Does the Dog in “Good Boy” Die? Director Explains the Ending and the Film’s Meaning

Indy the golden retriever sitting on a log next to his owner Todd in the horror film Good Boy
Photo: Danielle Freiberg/IFC Films

Good Boy has quietly emerged as one of 2025’s most surprising indie successes. Ben Leonberg’s haunted-house film — which features his own Nova Scotia Duck Tolling Retriever, Indy — pulled in over $2.25 million its opening weekend on a roughly $2.3 million production budget, and has been met with generally favorable notices on aggregators like Metacritic. Part of the film’s buzz stems from ongoing conversations about its ambiguous final moments.

Marketing for the picture leaned on a simple, emotionally resonant promise: viewers want to know whether the dog survives. That impulse — the need for reassurance about Indy’s fate — helped the movie spread by word of mouth. Leonberg, who also cares for Indy in real life, spoke with Polygon to explain his take on the film’s ending and to shed light on what those closing scenes mean.

Spoiler warning: The following discusses the ending of Good Boy.

A dog peers down a dark set of steps through rain in Good Boy
Photo: Danielle Freiberg/IFC Films

Good Boy traces the relationship between Indy and his owner Todd (Shane Jensen) after they leave urban life for the isolated farmhouse of Todd’s late grandfather. Indy soon begins to sense unnerving phenomena — darkness that clings to corners, noises that humans cannot place, and presences that slip just outside human comprehension. As Todd grows weaker and increasingly unhinged, Indy’s devotion is tested in ways neither animal nor owner expects.
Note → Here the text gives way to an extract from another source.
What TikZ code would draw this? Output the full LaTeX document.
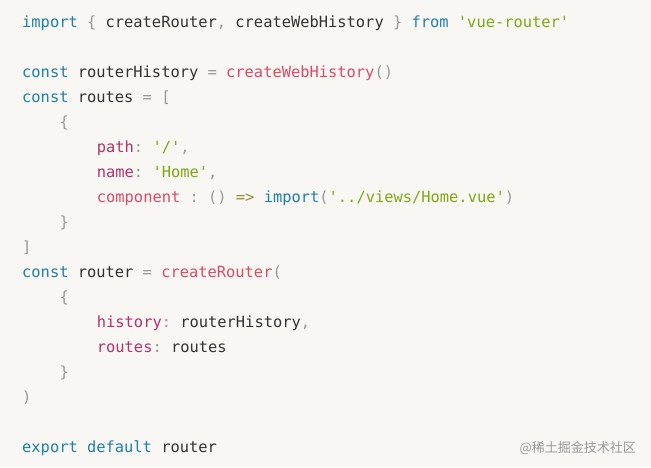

When Todd finally falls victim to the house’s malign influence, he is carried down into the basement and Indy follows. The dog tries to pull Todd back, but Todd is consumed by a spreading black substance. Covered in that goo, Todd murmurs that Indy is a “good dog” and insists he “can’t save him” before collapsing into something like a skeletal husk and vanishing into the darkness. Indy is left whimpering, trapped below with the basement doors shut and no apparent escape.

Moments later, the next scene reveals Vera — Todd’s sister — opening the basement doors as she searches for her brother and his dog.

A dog looks up from the bottom of a basement staircase in Good Boy
Photo: Danielle Freiberg/IFC Films

Leonberg frames that sequence as a pivotal decision point for Indy: remain in the darkness with his lost owner, or accept the chance to leave with Vera into a life beyond grief. “With the sister showing up, it’s the final choice: ‘Do I stay in the darkness, or do I go into the light?’” he says. “Ultimately, he chooses to go to the light… I always look at it as a happy ending — that there’s more life ahead for Indy’s character.”

On a thematic level, the film positions that choice as an embrace of life over surrender. The grandfather’s own supernatural demise — and the fate of his dog — echo Todd’s fate, and Indy’s decision to go with Vera undoes the pattern that trapped the previous generation’s companion. By shifting the haunted-house perspective to a dog, Leonberg also upends genre expectations: instead of centering human grief and cognition, the film imagines what loss and danger look like through an animal’s sensibility.

“This story is an inversion of how most people learn about death,” Leonberg explains. “[Good Boy] just imagines the shoe being on the other foot. What would it be like for a dog who is sensing an ever-growing, closer and closer, invisible, dark force? What would that story be like for them?”